A subspace $A$ of $X$ is $\underline{\text{compactly closed}}$ if for any compact Hausdorff space $K$ and any continuous map $g: K \to X$, the pre-image $g^{-1}(A)$ is closed in $K$.
A topological space $X$ is $\underline{\text{weak Hausdorff}}$ if for any compact Hausdorff space $K$ and every continuous map $g:K \to X$, the image $g(K)$ is closed in $X$.
In Chapter 5 of May's algebraic topology, he mentioned that when $X$ is weak Hausdorff, $A\subset X$ is compactly closed implies that the intersection of $A$ with each compact subset of $X$ is closed.

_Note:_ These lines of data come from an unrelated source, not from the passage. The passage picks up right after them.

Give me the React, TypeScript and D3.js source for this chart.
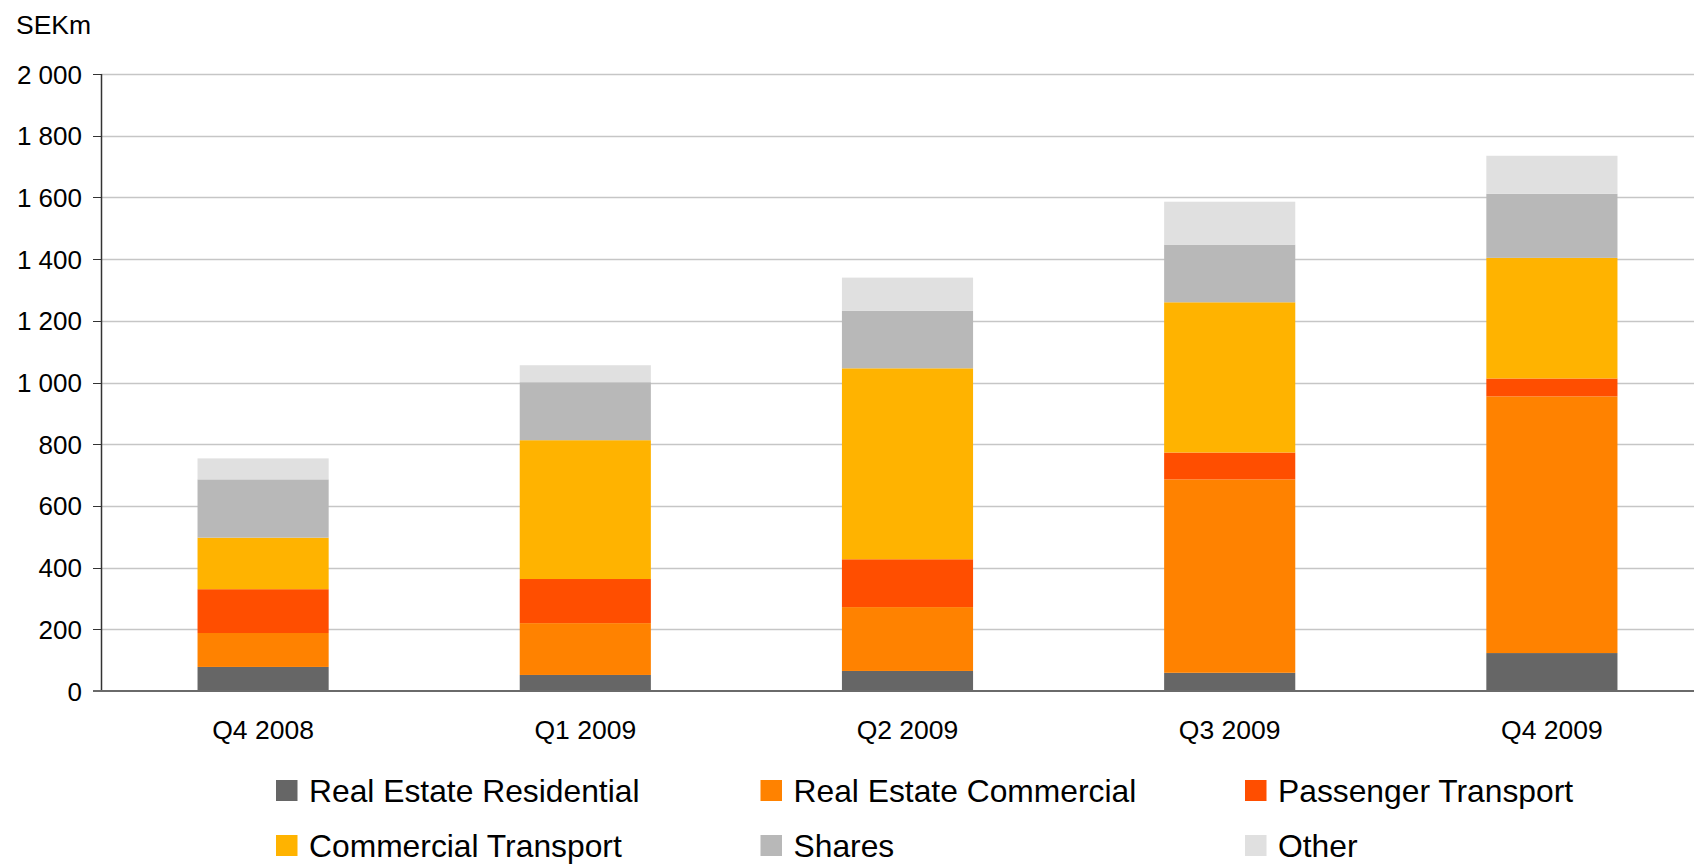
import React from 'react'
import * as d3 from 'd3'

// quarters and stacked values, SEKm
const quarters = ['Q4 2008', 'Q1 2009', 'Q2 2009', 'Q3 2009', 'Q4 2009']
const seriesNames = ['Real Estate Residential', 'Real Estate Commercial', 'Passenger Transport', 'Commercial Transport', 'Shares', 'Other']
const seriesColors = ['#666666', '#ff8200', '#ff4e00', '#ffb300', '#b8b8b8', '#e0e0e0']

const residential = [78, 52, 65, 59, 123]
const commercial = [110, 168, 207, 627, 832]
const passenger = [142, 143, 155, 87, 58]
const commercialTransport = [167, 450, 619, 487, 391]
const shares = [189, 188, 187, 187, 208]
const other = [68, 55, 107, 139, 123]

const yTicks = [0, 200, 400, 600, 800, 1000, 1200, 1400, 1600, 1800, 2000]

const W = 1694
const H = 864
const FONT = 'Liberation Sans, Arial, sans-serif'

const App = () => {
    const table = quarters.map((q, i) => ({
        q,
        s0: residential[i],
        s1: commercial[i],
        s2: passenger[i],
        s3: commercialTransport[i],
        s4: shares[i],
        s5: other[i],
    }))
    const keys = ['s0', 's1', 's2', 's3', 's4', 's5']
    const stacked = d3.stack<any>().keys(keys)(table)

    const x = d3.scaleBand().domain(quarters).range([102, 1713]).paddingInner(0.593).paddingOuter(0.2965)
    const y = d3.scaleLinear().domain([0, 2000]).range([691, 74])
    const fmt = (v: number) => d3.format(',')(v).replace(',', ' ')

    return (
        <svg width={W} height={H} style={{ display: 'block', position: 'absolute', left: 0, top: 0 }} fontFamily={FONT}>
            <rect width={W} height={H} fill="#ffffff" />
            <text x={16} y={34} fontSize={26.5} fill="#000">SEKm</text>

            {/* grid + y ticks */}
            {yTicks.map(t => (
                <g key={t}>
                    {t > 0 && <line x1={101} x2={W} y1={Math.round(y(t)) + 0.5} y2={Math.round(y(t)) + 0.5} stroke="#c6c6c6" strokeWidth={1.5} />}
                    <line x1={93} x2={101} y1={Math.round(y(t)) + 0.5} y2={Math.round(y(t)) + 0.5} stroke="#333" strokeWidth={1} />
                    <text x={82} y={y(t) + 9.5} fontSize={26} textAnchor="end" fill="#000">{fmt(t)}</text>
                </g>
            ))}

            {/* bars */}
            {stacked.map((layer, li) => (
                <g key={li} fill={seriesColors[li]}>
                    {layer.map((d, i) => (
                        <rect key={i} x={x(quarters[i])} width={x.bandwidth()} y={y(d[1])} height={y(d[0]) - y(d[1])} />
                    ))}
                </g>
            ))}

            {/* axes */}
            <line x1={101.5} x2={101.5} y1={y(2000)} y2={692} stroke="#333" strokeWidth={1.5} />
            <line x1={93} x2={W} y1={691} y2={691} stroke="#6a6a6a" strokeWidth={2} />

            {quarters.map(q => (
                <text key={q} x={(x(q) ?? 0) + x.bandwidth() / 2} y={739} fontSize={26.5} textAnchor="middle" fill="#000">{q}</text>
            ))}

            {/* legend */}
            {seriesNames.map((name, i) => {
                const col = i % 3
                const row = Math.floor(i / 3)
                const lx = 276 + col * 484.5
                const ly = 780 + row * 55
                return (
                    <g key={name}>
                        <rect x={lx} y={ly} width={21.5} height={21} fill={seriesColors[i]} />
                        <text x={lx + 33} y={ly + 22} fontSize={31.8} fill="#000">{name}</text>
                    </g>
                )
            })}
        </svg>
    )
}

export default App
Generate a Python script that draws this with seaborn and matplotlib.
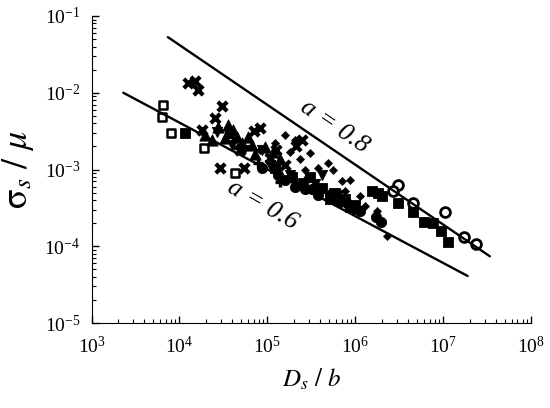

I can see that $A\cap g(K)$ is closed in $X$, but I don't know how to generalize this to all compact subsets of $X$.
Best Answer
If $K \subseteq X$ is compact (which May uses to mean compact Hausdorff, as mentioned at the start of that paragraph (!)) then $i: K \to X$ (the embedding) is a continuous map from a compact space into $X$ so by weak Hausdorffness of $X$ we know that $i[K]=K$ is actually closed in $X$. And now, if $A$ is compactly closed, $i^{-1}[A]= A \cap K$ must be closed in $K$ and hence closed in $X$ too (closed in closed is closed).